→ Provided records
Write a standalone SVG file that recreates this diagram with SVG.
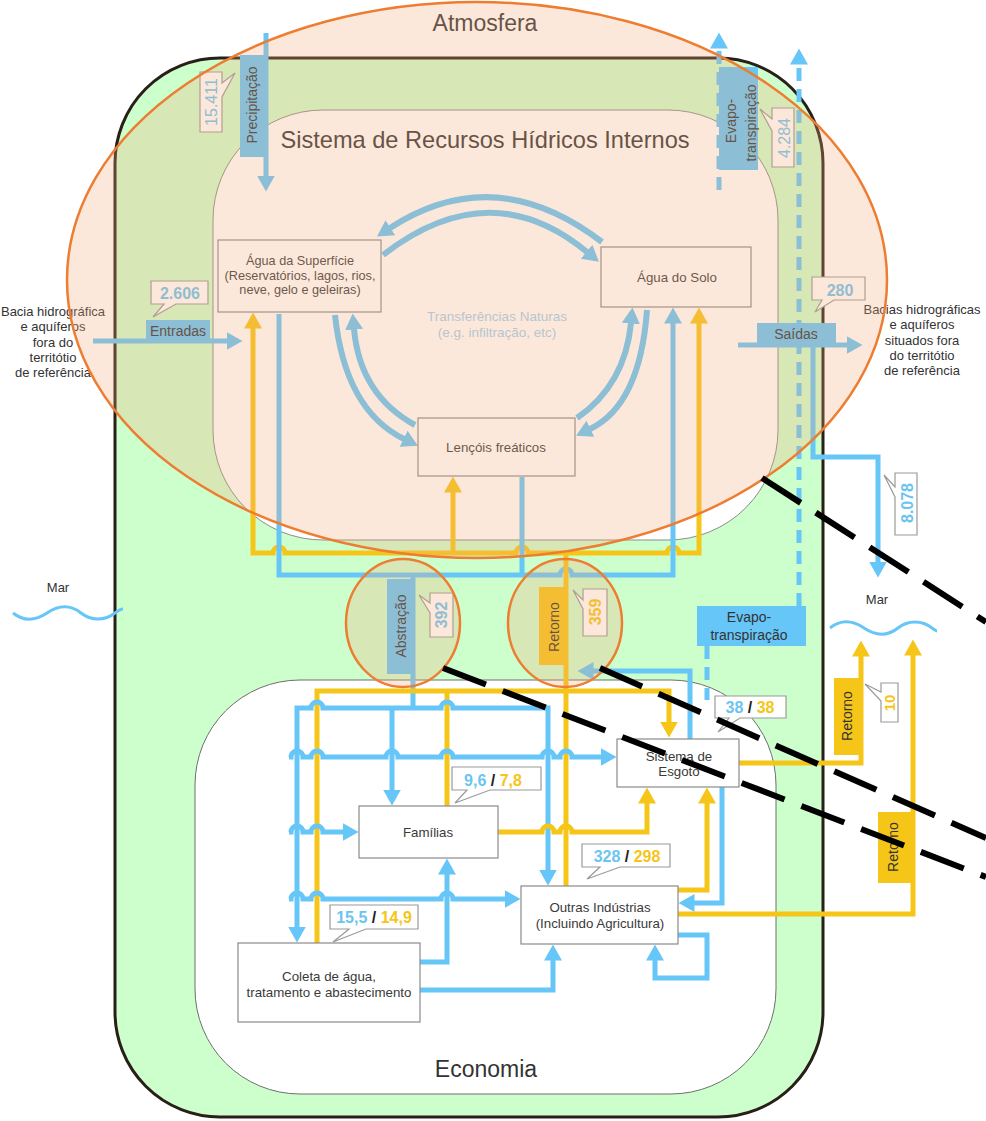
* * *
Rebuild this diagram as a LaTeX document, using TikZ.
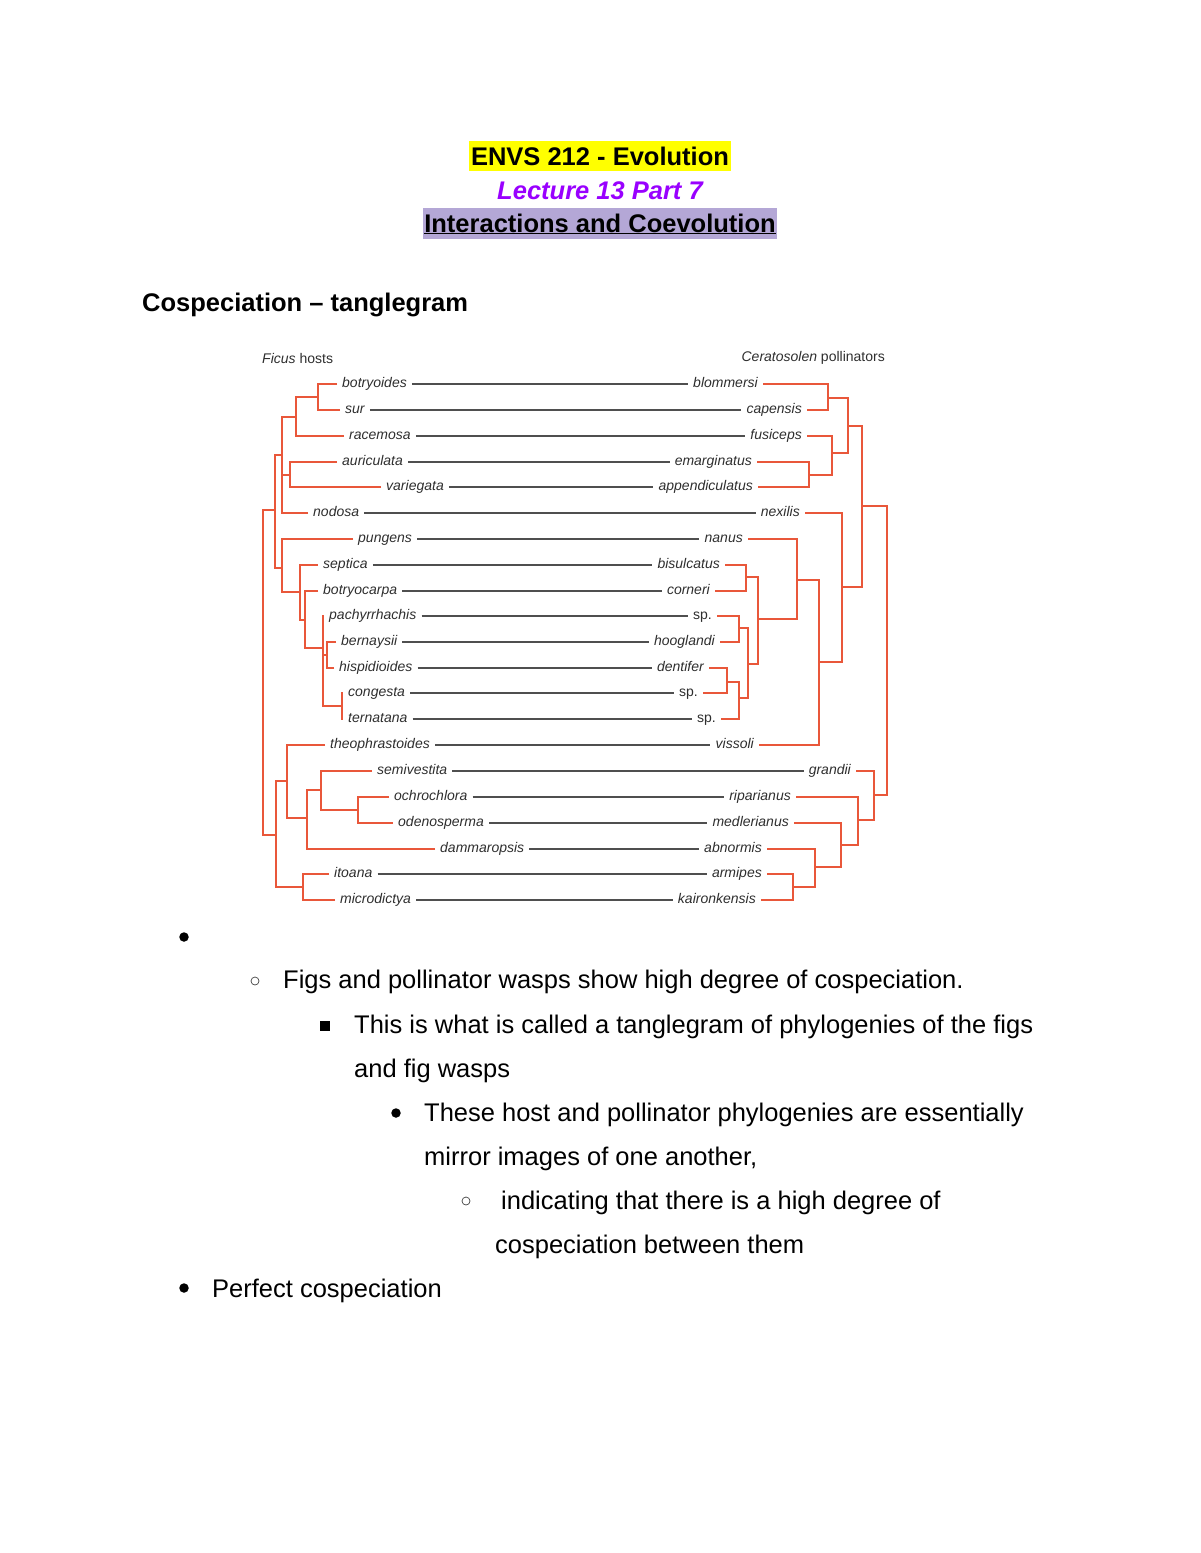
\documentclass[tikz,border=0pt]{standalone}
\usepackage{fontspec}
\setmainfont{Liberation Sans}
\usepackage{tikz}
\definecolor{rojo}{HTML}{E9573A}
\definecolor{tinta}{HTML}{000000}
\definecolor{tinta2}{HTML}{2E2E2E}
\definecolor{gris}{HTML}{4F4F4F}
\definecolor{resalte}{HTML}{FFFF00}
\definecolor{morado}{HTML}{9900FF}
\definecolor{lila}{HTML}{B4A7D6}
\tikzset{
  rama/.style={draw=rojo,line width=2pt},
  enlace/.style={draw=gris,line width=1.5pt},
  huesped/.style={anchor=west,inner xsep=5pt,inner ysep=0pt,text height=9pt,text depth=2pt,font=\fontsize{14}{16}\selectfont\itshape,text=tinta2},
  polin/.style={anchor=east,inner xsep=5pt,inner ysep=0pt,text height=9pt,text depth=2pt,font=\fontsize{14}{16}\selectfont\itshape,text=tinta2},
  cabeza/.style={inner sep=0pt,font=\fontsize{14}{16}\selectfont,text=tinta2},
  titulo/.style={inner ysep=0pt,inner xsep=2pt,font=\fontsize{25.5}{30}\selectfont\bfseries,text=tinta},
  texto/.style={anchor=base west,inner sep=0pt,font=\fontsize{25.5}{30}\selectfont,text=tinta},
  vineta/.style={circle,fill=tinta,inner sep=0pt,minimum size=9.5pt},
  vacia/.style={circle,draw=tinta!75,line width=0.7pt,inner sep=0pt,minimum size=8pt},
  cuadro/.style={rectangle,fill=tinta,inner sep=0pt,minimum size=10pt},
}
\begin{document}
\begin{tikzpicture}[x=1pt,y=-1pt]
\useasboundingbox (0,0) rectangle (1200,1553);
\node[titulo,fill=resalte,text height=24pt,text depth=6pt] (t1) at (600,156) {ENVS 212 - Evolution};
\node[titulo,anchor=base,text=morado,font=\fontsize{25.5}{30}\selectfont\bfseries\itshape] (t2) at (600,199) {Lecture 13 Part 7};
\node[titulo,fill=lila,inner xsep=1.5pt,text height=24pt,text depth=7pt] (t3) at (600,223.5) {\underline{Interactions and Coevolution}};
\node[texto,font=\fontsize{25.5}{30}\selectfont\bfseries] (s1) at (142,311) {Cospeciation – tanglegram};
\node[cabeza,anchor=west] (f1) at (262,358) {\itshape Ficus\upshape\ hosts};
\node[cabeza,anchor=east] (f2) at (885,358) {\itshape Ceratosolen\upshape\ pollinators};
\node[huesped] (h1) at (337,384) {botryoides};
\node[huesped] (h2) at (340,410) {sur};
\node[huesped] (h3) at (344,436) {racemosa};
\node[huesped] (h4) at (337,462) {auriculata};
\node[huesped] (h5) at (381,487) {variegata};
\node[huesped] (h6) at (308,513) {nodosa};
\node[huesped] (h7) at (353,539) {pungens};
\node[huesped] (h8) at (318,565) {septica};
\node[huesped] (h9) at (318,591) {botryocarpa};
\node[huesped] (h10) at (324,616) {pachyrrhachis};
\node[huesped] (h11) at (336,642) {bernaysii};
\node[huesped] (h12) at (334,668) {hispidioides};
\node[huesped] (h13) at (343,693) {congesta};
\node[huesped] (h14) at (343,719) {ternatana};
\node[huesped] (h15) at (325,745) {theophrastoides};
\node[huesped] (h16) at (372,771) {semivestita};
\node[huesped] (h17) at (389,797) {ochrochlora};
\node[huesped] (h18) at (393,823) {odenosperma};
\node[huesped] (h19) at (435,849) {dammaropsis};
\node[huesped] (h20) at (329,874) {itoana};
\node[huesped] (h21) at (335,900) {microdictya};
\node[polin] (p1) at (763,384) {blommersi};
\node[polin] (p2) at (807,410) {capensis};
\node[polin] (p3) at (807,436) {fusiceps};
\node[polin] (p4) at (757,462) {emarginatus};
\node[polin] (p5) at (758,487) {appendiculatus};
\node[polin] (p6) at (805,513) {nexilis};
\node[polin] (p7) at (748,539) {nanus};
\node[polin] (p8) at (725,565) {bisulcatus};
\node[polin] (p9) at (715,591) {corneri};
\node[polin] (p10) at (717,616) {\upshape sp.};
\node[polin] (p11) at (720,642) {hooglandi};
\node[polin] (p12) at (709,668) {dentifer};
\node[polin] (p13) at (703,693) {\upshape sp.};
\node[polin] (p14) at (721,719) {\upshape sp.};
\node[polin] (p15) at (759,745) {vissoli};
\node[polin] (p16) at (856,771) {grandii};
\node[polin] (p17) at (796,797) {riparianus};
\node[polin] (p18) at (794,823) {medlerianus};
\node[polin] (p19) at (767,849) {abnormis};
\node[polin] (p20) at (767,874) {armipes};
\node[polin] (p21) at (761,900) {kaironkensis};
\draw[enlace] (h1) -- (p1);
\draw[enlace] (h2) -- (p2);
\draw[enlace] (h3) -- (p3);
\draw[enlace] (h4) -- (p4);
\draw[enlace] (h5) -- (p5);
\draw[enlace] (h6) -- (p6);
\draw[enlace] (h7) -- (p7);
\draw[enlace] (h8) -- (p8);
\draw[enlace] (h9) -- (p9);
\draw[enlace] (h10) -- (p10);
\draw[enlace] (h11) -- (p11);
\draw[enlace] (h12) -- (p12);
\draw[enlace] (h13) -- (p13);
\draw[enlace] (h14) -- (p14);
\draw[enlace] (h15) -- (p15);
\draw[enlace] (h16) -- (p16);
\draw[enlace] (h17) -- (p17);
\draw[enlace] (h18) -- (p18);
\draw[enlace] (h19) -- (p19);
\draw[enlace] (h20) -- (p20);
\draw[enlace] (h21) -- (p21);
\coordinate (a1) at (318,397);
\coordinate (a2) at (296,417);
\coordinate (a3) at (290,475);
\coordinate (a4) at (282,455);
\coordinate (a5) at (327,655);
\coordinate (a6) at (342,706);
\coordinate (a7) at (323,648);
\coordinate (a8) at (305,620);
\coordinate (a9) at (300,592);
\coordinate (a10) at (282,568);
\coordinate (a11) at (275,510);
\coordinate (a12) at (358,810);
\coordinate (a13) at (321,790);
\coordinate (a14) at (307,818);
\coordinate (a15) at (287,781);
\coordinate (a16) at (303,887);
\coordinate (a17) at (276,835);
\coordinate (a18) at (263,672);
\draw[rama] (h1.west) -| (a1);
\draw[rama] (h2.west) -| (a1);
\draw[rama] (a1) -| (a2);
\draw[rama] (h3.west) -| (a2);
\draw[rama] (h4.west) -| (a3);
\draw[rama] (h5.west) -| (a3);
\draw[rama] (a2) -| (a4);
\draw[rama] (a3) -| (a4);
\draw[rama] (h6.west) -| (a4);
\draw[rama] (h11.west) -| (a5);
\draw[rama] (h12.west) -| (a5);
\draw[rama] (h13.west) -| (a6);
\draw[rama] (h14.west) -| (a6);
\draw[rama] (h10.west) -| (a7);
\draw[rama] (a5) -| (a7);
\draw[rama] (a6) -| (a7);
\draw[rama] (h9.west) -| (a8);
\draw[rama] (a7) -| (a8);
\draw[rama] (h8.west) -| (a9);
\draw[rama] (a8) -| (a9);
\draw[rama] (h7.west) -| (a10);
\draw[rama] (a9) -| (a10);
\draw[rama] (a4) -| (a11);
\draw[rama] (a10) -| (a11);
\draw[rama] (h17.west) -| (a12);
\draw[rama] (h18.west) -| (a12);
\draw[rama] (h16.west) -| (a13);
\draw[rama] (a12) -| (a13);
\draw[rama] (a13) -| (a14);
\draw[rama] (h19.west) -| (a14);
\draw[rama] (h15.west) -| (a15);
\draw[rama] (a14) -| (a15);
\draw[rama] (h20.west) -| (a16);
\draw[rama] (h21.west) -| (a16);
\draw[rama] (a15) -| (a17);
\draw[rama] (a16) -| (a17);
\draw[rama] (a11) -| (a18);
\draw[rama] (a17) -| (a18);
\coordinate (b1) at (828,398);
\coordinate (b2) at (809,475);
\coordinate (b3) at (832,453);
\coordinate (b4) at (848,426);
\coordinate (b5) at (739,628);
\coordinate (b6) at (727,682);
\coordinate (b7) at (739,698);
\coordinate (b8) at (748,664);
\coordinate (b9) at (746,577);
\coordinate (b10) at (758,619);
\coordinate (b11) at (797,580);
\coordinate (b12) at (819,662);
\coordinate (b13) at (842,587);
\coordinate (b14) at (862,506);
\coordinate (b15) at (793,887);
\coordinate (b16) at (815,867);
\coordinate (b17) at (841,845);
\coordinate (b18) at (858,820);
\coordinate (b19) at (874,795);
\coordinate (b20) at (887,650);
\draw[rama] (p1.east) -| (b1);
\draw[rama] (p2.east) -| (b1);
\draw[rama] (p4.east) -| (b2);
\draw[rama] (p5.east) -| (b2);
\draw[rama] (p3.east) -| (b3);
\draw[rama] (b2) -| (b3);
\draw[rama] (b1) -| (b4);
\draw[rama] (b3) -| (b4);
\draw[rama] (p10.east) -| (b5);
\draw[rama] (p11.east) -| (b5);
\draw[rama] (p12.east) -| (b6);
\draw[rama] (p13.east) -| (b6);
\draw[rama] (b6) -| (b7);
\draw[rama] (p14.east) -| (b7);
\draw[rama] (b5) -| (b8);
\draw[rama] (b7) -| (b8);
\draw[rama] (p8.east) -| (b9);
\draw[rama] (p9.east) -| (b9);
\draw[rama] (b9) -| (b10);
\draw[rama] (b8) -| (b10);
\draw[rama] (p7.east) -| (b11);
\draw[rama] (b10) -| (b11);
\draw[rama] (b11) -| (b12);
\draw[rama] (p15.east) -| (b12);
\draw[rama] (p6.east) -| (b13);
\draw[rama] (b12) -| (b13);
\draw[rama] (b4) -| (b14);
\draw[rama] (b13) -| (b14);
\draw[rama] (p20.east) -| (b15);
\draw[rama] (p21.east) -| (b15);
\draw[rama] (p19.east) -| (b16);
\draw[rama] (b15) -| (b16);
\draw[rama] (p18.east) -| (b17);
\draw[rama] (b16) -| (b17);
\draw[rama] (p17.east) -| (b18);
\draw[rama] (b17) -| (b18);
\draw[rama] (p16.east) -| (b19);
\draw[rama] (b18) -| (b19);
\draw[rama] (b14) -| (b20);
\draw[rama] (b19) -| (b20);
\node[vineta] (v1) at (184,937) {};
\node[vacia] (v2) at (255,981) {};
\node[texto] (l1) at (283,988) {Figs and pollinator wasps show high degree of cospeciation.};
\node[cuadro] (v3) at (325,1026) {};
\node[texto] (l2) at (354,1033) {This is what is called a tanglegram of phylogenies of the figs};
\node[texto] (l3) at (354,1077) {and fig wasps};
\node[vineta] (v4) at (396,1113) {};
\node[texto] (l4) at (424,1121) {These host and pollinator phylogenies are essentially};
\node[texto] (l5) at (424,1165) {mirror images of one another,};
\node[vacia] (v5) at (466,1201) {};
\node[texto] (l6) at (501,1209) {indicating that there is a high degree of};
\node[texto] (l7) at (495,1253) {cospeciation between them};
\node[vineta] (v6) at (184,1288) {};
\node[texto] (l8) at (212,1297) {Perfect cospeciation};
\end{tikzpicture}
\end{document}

→ Problem to work on
Go through the records line by line and count those containing the string "that". Give only the total.

→ Exercise output
2